I call them two-bit hypocrites because they love to pick a certain crime topic that they love to exploit in order to score political points —in this case the topic of child pornography. And score political points with it they undoubtedly will, as they will surely pacify their political bases, but as far as actually being really concerned about softness of crime issues, they are fakes, each and every one of them.
I say they are fakes, each and every one of them, because not a single member of the Senate Judiciary Committee cares anything at all about the problem we are having in our country with judicial corruption issues such as the case fixing activities that have been going on in the U.S. Court of Appeals in Chicago that have been revealed by a very prominent retired federal judge from that court, Judge Richard A. Posner. http://www.brianvukadinovich.com/blog/post/protectionism-of-case-fixing-is-alive-and-well-in-u-s-court-of-appeals-in-chicago/. Nor does a single sitting member of the Senate Judiciary Committee care at all that the case fixing activities at the U.S Court of Appeals in Chicago is being swept under the rug by the Chief Judge of that Court, Diane S. Sykes, and her black robed partners in crime. http://www.brianvukadinovich.com/blog/post/the-stench-of-the-seventh-circuit-under-chief-judge-diane-s-sykes/.
Case fixing by federal judges and the protectionism of it by any other judges or government officials and employees is a federal crime under 18 U.S. Code Sec. 2, 18 U.S. Code Sec. 3 and 18 U.S. Code Sec. 4. Judge Posner has disclosed that Judge Michael S. Kanne had a civil rights decision fixed, and Kanne did not deny on the record that he had the decision fixed when I filed a judicial-misconduct complaint against him with the U.S. Court of Appeals in Chicago. The chief judge, Diane S. Sykes, then played games and even made a false statement on an official court document during her chicanery in dismissing the judicial-misconduct complaint to which her judicial minions subsequently denied the petition for review and affirmed Sykes’ original order dismissing the complaint, notwithstanding that her judicial minions knew that she made a materially false statement in her order of dismissal of the complaint. This was all done in the face of Judge Richard A. Posner disclosing Kanne’s case fixing to which Kanne did not deny on the record during the complaint process. So as far as the United States Court of Appeals in Chicago is concerned, it is perfectly acceptable in that court to fix civil rights decisions, and even in instances where a judge discloses the case fixing conduct, all the chief judge has to do is make a materially false statement on an official court document, to which her judicial minions will acquiesce to, and it is business as usual in that court when it comes to judicial chicanery.
According to the Supreme Court, any judge who does not comply with his/her oath to the Constitution of the United States wars against that Constitution and engages in acts in violation of the Supreme Law of the Land. The judge is engaged in an act of treason.
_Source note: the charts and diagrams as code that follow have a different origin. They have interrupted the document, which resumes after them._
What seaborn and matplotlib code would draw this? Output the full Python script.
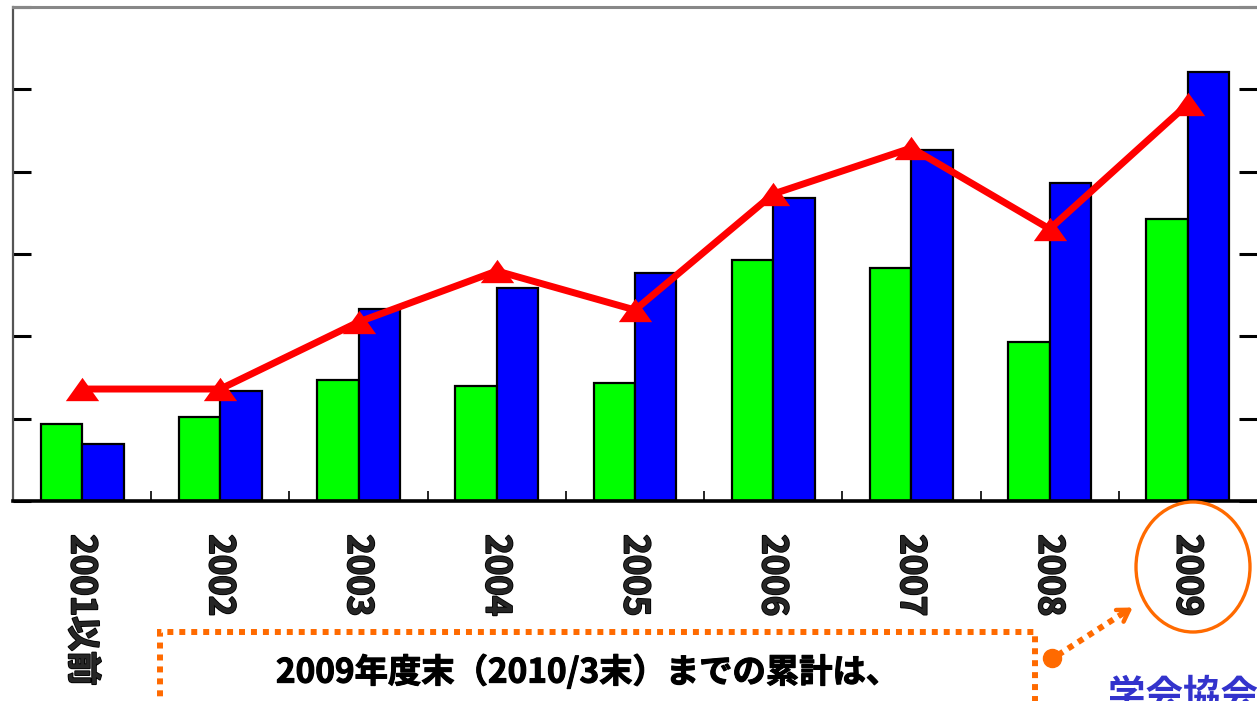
import numpy as np
import pandas as pd
import matplotlib
matplotlib.use("Agg")
import matplotlib.pyplot as plt
import matplotlib.patheffects as pe
from matplotlib.markers import MarkerStyle
from matplotlib.patches import Ellipse, Rectangle, FancyArrowPatch
from matplotlib.lines import Line2D
import seaborn as sns

# ---- data ----
categories = ["2001以前", "2002", "2003", "2004", "2005", "2006", "2007", "2008", "2009"]
green_vals = [93.5, 102, 147, 139.7, 143.3, 292.7, 283, 193.1, 342.5]
blue_vals = [69.2, 133.6, 233.2, 258.7, 276.9, 368, 426.3, 386.2, 521.1]
line_vals = [136, 136, 217.4, 279.4, 232, 372.9, 428.8, 330.4, 482.2]
series_names = ["A", "B"]
y_ticks = [0, 100, 200, 300, 400, 500, 600]
note_text = "2009年度末（2010/3末）までの累計は、"
org_text = "学会協会"

sns.set_style("white")
plt.rcParams["font.family"] = ["Noto Sans CJK JP", "DejaVu Sans"]

W, H = 1257, 701
fig = plt.figure(figsize=(W / 100, H / 100), dpi=100)
ax = fig.add_axes([13 / W, 200 / H, 1244 / W, 494 / H])

df = pd.DataFrame({
    "cat": categories * 2,
    "val": green_vals + blue_vals,
    "series": [series_names[0]] * len(categories) + [series_names[1]] * len(categories),
})
sns.barplot(data=df, x="cat", y="val", hue="series", order=categories,
            hue_order=series_names, palette=["#00ff00", "#0000ff"],
            width=0.6, gap=0, edgecolor="black", linewidth=1.6,
            saturation=1, ax=ax, legend=False, zorder=2)

tri = MarkerStyle([(-1, -0.7), (1, -0.7), (0, 0.7), (-1, -0.7)])
sns.lineplot(x=np.arange(len(categories)), y=line_vals, ax=ax, color="#ff0000",
             linewidth=5, marker=tri, markersize=24, markeredgewidth=0,
             zorder=5)

ax.set_xlim(-0.5, len(categories) - 0.5)
ax.set_ylim(0, 600)
ax.set_xlabel("")
ax.set_ylabel("")

heavy = [pe.withStroke(linewidth=1.3, foreground="black")]

# x axis
ax.set_xticks(range(len(categories)))
ax.set_xticklabels(categories, rotation=-90, ha="center", va="top",
                   fontsize=25, fontweight="bold")
for t in ax.get_xticklabels():
    t.set_path_effects(heavy)
ax.set_xticks(np.arange(0.5, len(categories) - 1, 1.0), minor=True)
ax.tick_params(axis="x", which="major", length=0, pad=24)
ax.tick_params(axis="x", which="minor", direction="in", length=7,
               width=1.2, color="black", bottom=True)

# y axis: inward ticks on both sides, no labels
ax.set_yticks(y_ticks)
ax.tick_params(axis="y", which="major", direction="in", length=13, width=2.2,
               color="black", left=True, right=True, labelleft=False,
               labelright=False)

for s in ["left", "top", "right", "bottom"]:
    ax.spines[s].set_visible(True)
ax.spines["bottom"].set_color("black")
ax.spines["bottom"].set_linewidth(2.6)
ax.spines["left"].set_color("#555555")
ax.spines["left"].set_linewidth(1.6)
ax.spines["top"].set_color("#888888")
ax.spines["top"].set_linewidth(2.2)
ax.spines["right"].set_visible(False)

orange = "#ff6a00"
tf = fig.transFigure

def fx(px):
    return px / W

def fy(py):
    return 1 - py / H

# dotted note box
box = Rectangle((fx(160), fy(760)), fx(1035) - fx(160), fy(632) - fy(760),
                transform=tf, fill=False, edgecolor=orange, linewidth=4.3,
                linestyle=(0, (1, 1)), clip_on=False)
fig.add_artist(box)
note = fig.text(fx(588), fy(672), note_text, ha="center", va="center",
                fontsize=24, fontweight="bold", color="black")
note.set_path_effects([pe.withStroke(linewidth=0.8, foreground="black")])

# ellipse around 2009
ell = Ellipse((fx(1193), fy(567)), 114 / W, 130 / H, transform=tf,
              fill=False, edgecolor=orange, linewidth=2.4)
fig.add_artist(ell)

# dot and dotted arrow
fig.add_artist(Line2D([fx(1052)], [fy(658)], marker="o", markersize=13,
                      color=orange, transform=tf))
fig.add_artist(Line2D([fx(1058), fx(1125)], [fy(655), fy(612)],
                      color=orange, linewidth=4.3, linestyle=(0, (1, 1)),
                      transform=tf))
fig.add_artist(FancyArrowPatch((fx(1118), fy(617)), (fx(1135), fy(606)),
                               transform=tf, arrowstyle="->,head_length=8,head_width=5",
                               color=orange, linewidth=3.2))

fig.text(fx(1108), fy(676), org_text, ha="left", va="top", fontsize=27,
         fontweight="bold", color="#3333cc")

fig.savefig("out.png", dpi=100, facecolor="white")
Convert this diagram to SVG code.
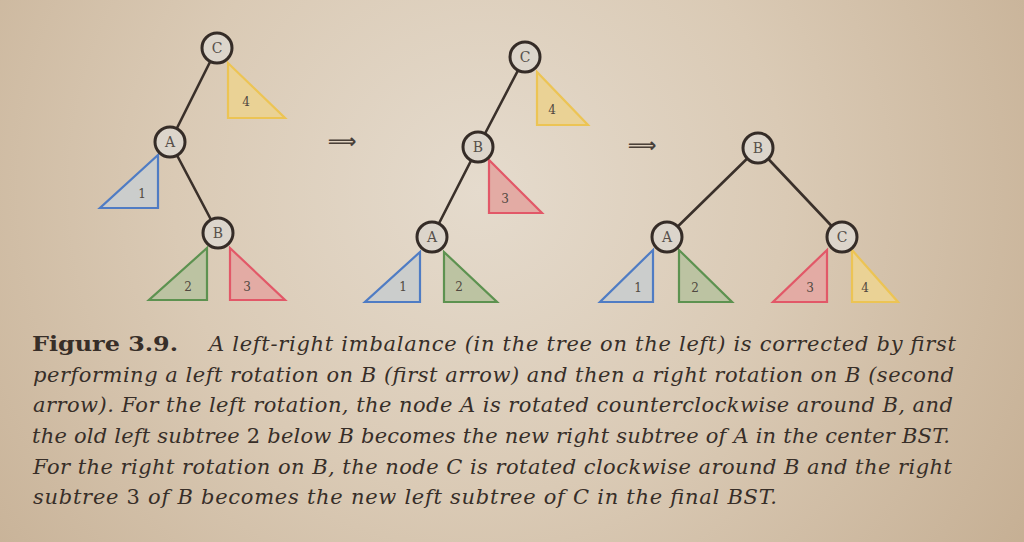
<svg xmlns="http://www.w3.org/2000/svg" width="1024" height="542" viewBox="0 0 1024 542">
  <defs>
    <radialGradient id="paper" cx="480" cy="190" r="680" gradientUnits="userSpaceOnUse">
      <stop offset="0" stop-color="#e5dbcd"/>
      <stop offset="0.45" stop-color="#dacab5"/>
      <stop offset="1" stop-color="#c4ad91"/>
    </radialGradient>
    <style>
      .edge { stroke: #3a302a; stroke-width: 2.6; fill: none; stroke-linecap: round; }
      .node circle { fill: #dcd5cb; stroke: #352c27; stroke-width: 3; }
      .node text { font-family: "DejaVu Serif", "Liberation Serif", serif; font-size: 14px; fill: #57504a; text-anchor: middle; dominant-baseline: central; }
      .tri { stroke-width: 2.2; stroke-linejoin: miter; }
      .blue { fill: #cbcdcc; stroke: #4f7cc4; }
      .green { fill: #bcc3a2; stroke: #5d9250; }
      .red { fill: #e3aba4; stroke: #e25868; }
      .yellow { fill: #ead295; stroke: #ecc454; }
      .tlab { font-family: "DejaVu Serif", "Liberation Serif", serif; font-size: 12px; fill: #504840; text-anchor: middle; }
      .arrow { font-family: "DejaVu Sans", sans-serif; font-size: 20px; font-weight: bold; fill: #4a4038; text-anchor: middle; dominant-baseline: central; }
      .cap { font-family: "DejaVu Serif", "Liberation Serif", serif; font-size: 21px; fill: #372e28; font-style: italic; }
      .capb { font-family: "DejaVu Serif", "Liberation Serif", serif; font-size: 20px; fill: #372e28; font-weight: bold; }
      .up { font-style: normal; }
    </style>
  </defs>
  <rect width="1024" height="542" fill="url(#paper)"/>

  <g id="connectors">
    <line class="edge" x1="217" y1="48" x2="170" y2="142"/>
    <line class="edge" x1="170" y1="142" x2="218" y2="233"/>
    <line class="edge" x1="525" y1="57" x2="478" y2="147"/>
    <line class="edge" x1="478" y1="147" x2="432" y2="237"/>
    <line class="edge" x1="758" y1="148" x2="667" y2="237"/>
    <line class="edge" x1="758" y1="148" x2="842" y2="237"/>
  </g>

  <!-- Tree 1 -->
  <g id="t1-sub4"><polygon class="tri yellow" points="228,63 228,118 285,118"/><text class="tlab" x="246" y="106">4</text></g>
  <g id="t1-sub1"><polygon class="tri blue" points="158,155 158,208 100,208"/><text class="tlab" x="142" y="198">1</text></g>
  <g id="t1-sub2"><polygon class="tri green" points="207,248 207,300 149,300"/><text class="tlab" x="188" y="291">2</text></g>
  <g id="t1-sub3"><polygon class="tri red" points="230,248 230,300 285,300"/><text class="tlab" x="247" y="291">3</text></g>
  <g id="t1-C" class="node"><circle cx="217" cy="48" r="15"/><text x="217" y="48">C</text></g>
  <g id="t1-A" class="node"><circle cx="170" cy="142" r="15"/><text x="170" y="142">A</text></g>
  <g id="t1-B" class="node"><circle cx="218" cy="233" r="15"/><text x="218" y="233">B</text></g>

  <g id="arrow1"><text class="arrow" x="342" y="141">⟹</text></g>

  <!-- Tree 2 -->
  <g id="t2-sub4"><polygon class="tri yellow" points="537,72 537,125 588,125"/><text class="tlab" x="552" y="114">4</text></g>
  <g id="t2-sub3"><polygon class="tri red" points="489,160 489,213 542,213"/><text class="tlab" x="505" y="203">3</text></g>
  <g id="t2-sub1"><polygon class="tri blue" points="420,252 420,302 365,302"/><text class="tlab" x="403" y="291">1</text></g>
  <g id="t2-sub2"><polygon class="tri green" points="444,252 444,302 497,302"/><text class="tlab" x="459" y="291">2</text></g>
  <g id="t2-C" class="node"><circle cx="525" cy="57" r="15"/><text x="525" y="57">C</text></g>
  <g id="t2-B" class="node"><circle cx="478" cy="147" r="15"/><text x="478" y="147">B</text></g>
  <g id="t2-A" class="node"><circle cx="432" cy="237" r="15"/><text x="432" y="237">A</text></g>

  <g id="arrow2"><text class="arrow" x="642" y="145">⟹</text></g>

  <!-- Tree 3 -->
  <g id="t3-sub1"><polygon class="tri blue" points="653,250 653,302 600,302"/><text class="tlab" x="638" y="292">1</text></g>
  <g id="t3-sub2"><polygon class="tri green" points="679,250 679,302 732,302"/><text class="tlab" x="695" y="292">2</text></g>
  <g id="t3-sub3"><polygon class="tri red" points="827,250 827,302 773,302"/><text class="tlab" x="810" y="292">3</text></g>
  <g id="t3-sub4"><polygon class="tri yellow" points="852,250 852,302 898,302"/><text class="tlab" x="865" y="292">4</text></g>
  <g id="t3-B" class="node"><circle cx="758" cy="148" r="15"/><text x="758" y="148">B</text></g>
  <g id="t3-A" class="node"><circle cx="667" cy="237" r="15"/><text x="667" y="237">A</text></g>
  <g id="t3-C" class="node"><circle cx="842" cy="237" r="15"/><text x="842" y="237">C</text></g>

  <!-- Caption -->
  <g id="caption">
    <text class="capb" x="32" y="351" textLength="146" lengthAdjust="spacingAndGlyphs">Figure 3.9.</text>
    <text class="cap" x="209" y="351" textLength="747" lengthAdjust="spacing">A left-right imbalance (in the tree on the left) is corrected by first</text>
    <text class="cap" x="33" y="382" textLength="921" lengthAdjust="spacing">performing a left rotation on B (first arrow) and then a right rotation on B (second</text>
    <text class="cap" x="33" y="412" textLength="920" lengthAdjust="spacing">arrow). For the left rotation, the node A is rotated counterclockwise around B, and</text>
    <text class="cap" x="32" y="443" textLength="918" lengthAdjust="spacing">the old left subtree <tspan class="up">2</tspan> below B becomes the new right subtree of A in the center BST.</text>
    <text class="cap" x="33" y="474" textLength="919" lengthAdjust="spacing">For the right rotation on B, the node C is rotated clockwise around B and the right</text>
    <text class="cap" x="33" y="504" textLength="744" lengthAdjust="spacing">subtree <tspan class="up">3</tspan> of B becomes the new left subtree of C in the final BST.</text>
  </g>
</svg>
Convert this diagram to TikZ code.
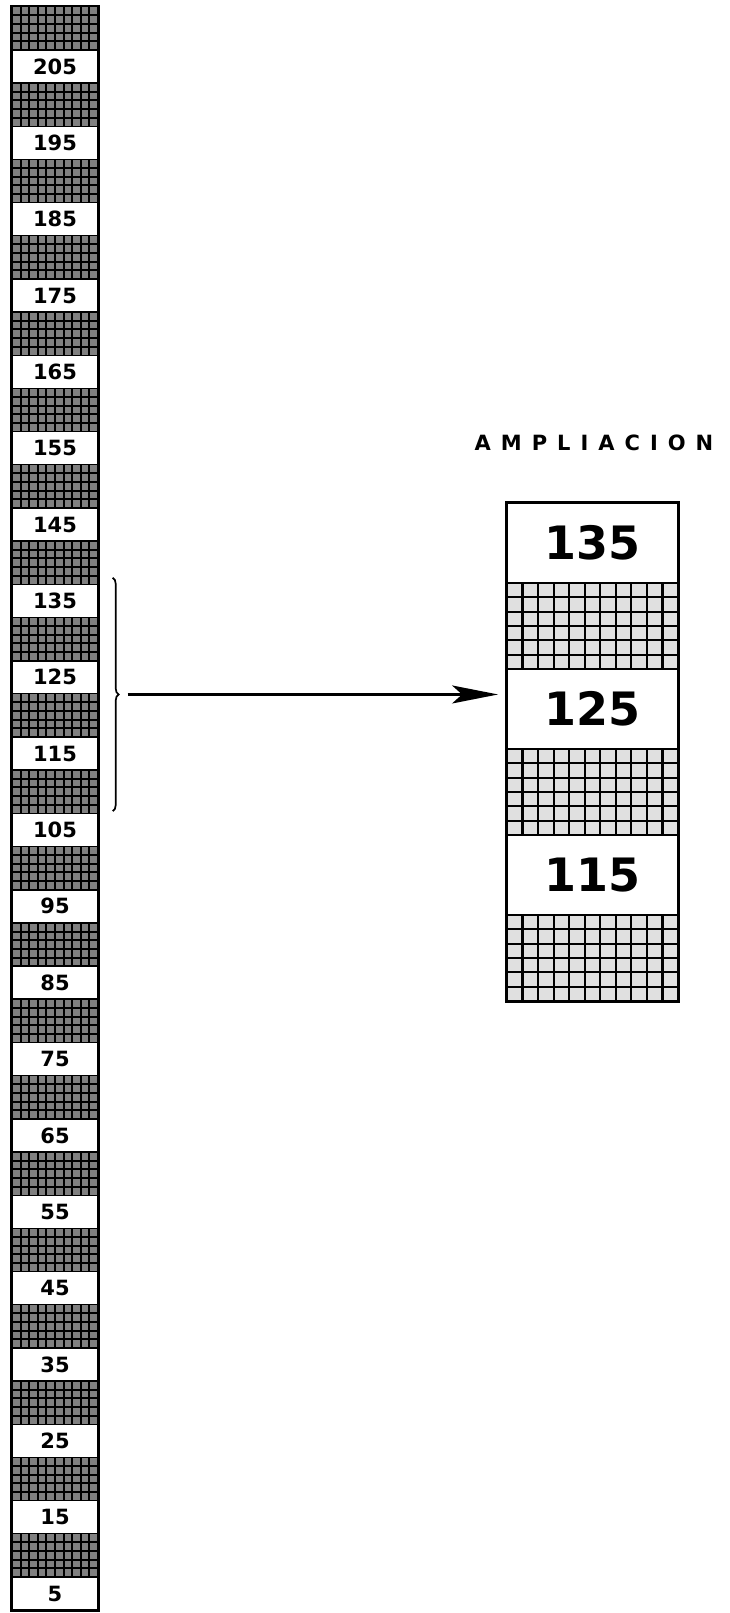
\documentclass[tikz,border=0pt]{standalone}
\usepackage{fontspec}
\newfontfamily\dvsans{DejaVu Sans}
\usepackage{tikz}
\usetikzlibrary{arrows.meta,calc,decorations.pathreplacing}

\begin{document}
\begin{tikzpicture}[
    x=1pt, y=-1pt,
    gridlines/.style n args={3}{path picture={
        \foreach \i in {1,...,#1}
          \draw[line width=#3]
            ($(path picture bounding box.north west)!{\i/(#1+1)}!(path picture bounding box.north east)$) --
            ($(path picture bounding box.south west)!{\i/(#1+1)}!(path picture bounding box.south east)$);
        \foreach \i in {1,...,#2}
          \draw[line width=#3]
            ($(path picture bounding box.north west)!{\i/(#2+1)}!(path picture bounding box.south west)$) --
            ($(path picture bounding box.north east)!{\i/(#2+1)}!(path picture bounding box.south east)$);
      }},
    colhatch/.style={rectangle, draw, line width=1.4pt, fill=black!50, inner sep=0pt,
                     minimum width=86pt, minimum height=43.35pt, gridlines={9}{4}{2pt}},
    colcell/.style={rectangle, draw, line width=1.4pt, fill=white, inner sep=0pt,
                    minimum width=86pt, minimum height=33pt,
                    font=\dvsans\bfseries\fontsize{21}{21}\selectfont},
    bigcell/.style={rectangle, draw, line width=1.8pt, fill=white, inner sep=0pt,
                    minimum width=171pt, minimum height=80pt,
                    font=\dvsans\bfseries\fontsize{46}{46}\selectfont},
    biggrid/.style={rectangle, draw, line width=1.8pt, fill=black!12, inner sep=0pt,
                    minimum width=171pt, minimum height=86pt, gridlines={10}{5}{2.2pt}},
    arrow/.style={-{Stealth[length=46pt, width=18pt, inset=10pt]}, line width=2.4pt}
  ]
    \useasboundingbox (0,0) rectangle (730,1613);

    \foreach \k in {0,...,20}{
      \pgfmathtruncatemacro{\lab}{205-10*\k}
      \node[colhatch] (h\lab) at (55, {28.3+76.35*\k}) {};
      \node[colcell]  (c\lab) at (55, {66.5+76.35*\k}) {\lab};
    }
    \draw[line width=2.4pt] (h205.north west) rectangle (c5.south east);

    \node[font=\dvsans\bfseries\fontsize{21}{21}\selectfont] (title) at (594, 443)
      {A\kern10pt M\kern10pt P\kern10pt L\kern10pt I\kern10pt A\kern10pt C\kern10pt I\kern10pt O\kern10pt N};

    \foreach \lab [count=\j from 0] in {135,125,115}{
      \node[bigcell] (r\lab) at (592.5, {543+166*\j}) {\lab};
      \node[biggrid] (g\lab) at (592.5, {626+166*\j}) {};
    }
    \draw[line width=2.4pt] (r135.north west) rectangle (g115.south east);

    \coordinate (btop) at ([xshift=14pt, yshift=6pt]c135.north east);
    \coordinate (bbot) at ([xshift=14pt, yshift=3pt]h105.south east);
    \draw[line width=1.7pt, decorate, decoration={brace, amplitude=6pt}] (btop) -- (bbot);
    \coordinate (tip) at ($(btop)!0.5!(bbot)+(6pt,0pt)$);

    \draw[arrow, shorten <=9pt, shorten >=8pt] (tip) -- (tip -| r125.west);
  \end{tikzpicture}
\end{document}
S. v. Will, 449 U.S. 200, 216, 101 S.Ct. 471, 66 L.Ed.2d 392, 406 (1980); Cohens v. Virginia, 19 U.S. (6 Wheat) 264, 404, 5 L.Ed. 257 (1821). This would make Kanne and Sykes and her judicial minions treasonous judges according to the Supreme Court’s precedent.
Furthermore, the Seventh Circuit’s protectionism under the leadership of Chief Judge Diane S. Sykes and her judicial minions in essentially looking the other way as to Michael S. Kanne’s criminal conduct of having a decision fixed in violation of the United States laws renders the U. S. Court of Appeals for the Seventh Circuit in Chicago as a criminal enterprise pursuant to the standards that the Seventh Circuit itself set in U.S. v. Murphy, 768 F.2d 1518, 1531 (7th Cir. 1985) when the Seventh Circuit held that the Circuit Court of Cook County was a criminal enterprise by virtue of the judges’ failure to report the criminal activities of other judges, just as Chief Judge Diane S. Sykes and her undisclosed judicial minions have likewise failed to report the criminal activities of Michael S. Kanne, as disclosed by Judge Posner. The Senate Judiciary Committee knows that if it would investigate and hold public hearings against Kanne and Sykes and her judicial minions, for the case fixing and cover-up, the Committee would easily find felonious criminal violations under 18 U.S. Code Sec. 2, 18 U.S. Code Sec. 3 and 18 U.S. Code Sec. 4 which it would be duty bound to refer for criminal prosecution.
I have submitted a Petition to the Judicial Conference of the United States in Washington, D. C. to review the chicanery from the U.S. Court of Appeals in Chicago. In all likelihood they will probably stay with the status quo and protect the judicial corruption as it has simply become a culture, a way of life in this country —that the judiciary isn’t very interested in changing. But we will see.
And to be fair, while I have been somewhat critical of the Republican members of the Senate Judiciary Committee in this writing, I did so only because of the stance that Hawley and Blackburn have taken where they are trying to portray themselves as champions of justice in attacking “soft on crime” concepts as part of this current Senate Confirmation Hearing of a Supreme Court nominee, while at the same time they apparently have no problem with federal judges getting away with breaking federal laws such as what is going on in the U.S. Court of Appeals in Chicago. When it comes to this issue, I include the Democrat members as well, and I have in fact been very critical of Democrat Senator, Chair of the Senate Judiciary Committee, Dick Durbin. http://www.brianvukadinovich.com/blog/post/hey-dick-durbin-and-members-of-the-senate-judiciary-committee-where-are-you-hiding/.
So the moral of this story is if Senate Judiciary Committee members Josh Hawley and Marsha Blackburn, and the rest of the Republicans on the Committee, want to utilize the “soft on crime” issue against Judge Ketanji Brown Jackson at these public hearings, then they should likewise hold public hearings on the case fixing and cover-up activities that are going on in the U.S. Court of Appeals in Chicago and do something about the Senate Judiciary Committee’s history of its own “soft on crime” issues when it comes to holding the federal judges accountable who are breaking laws with case fixing and cover-up activities which are felonies under United States laws.
Yes, Senator Hawley and Senator Blackburn, we should not be “soft on crime” when it comes to sentencing child porn offenders, but nor should we be “soft on crime” when it comes to federal judges who fix cases and judges who cover it up. Those judges are no better than the child porn offenders and should be subjected to wearing the same style of handcuffs that the child porn offenders have to wear on their way to the prisons that they belong in. And the corrupt judges should be disrobed and fitted for the same time of prison wear that the child porn offenders are required to wear. What say you, Senator Hawley and Senator Blackburn?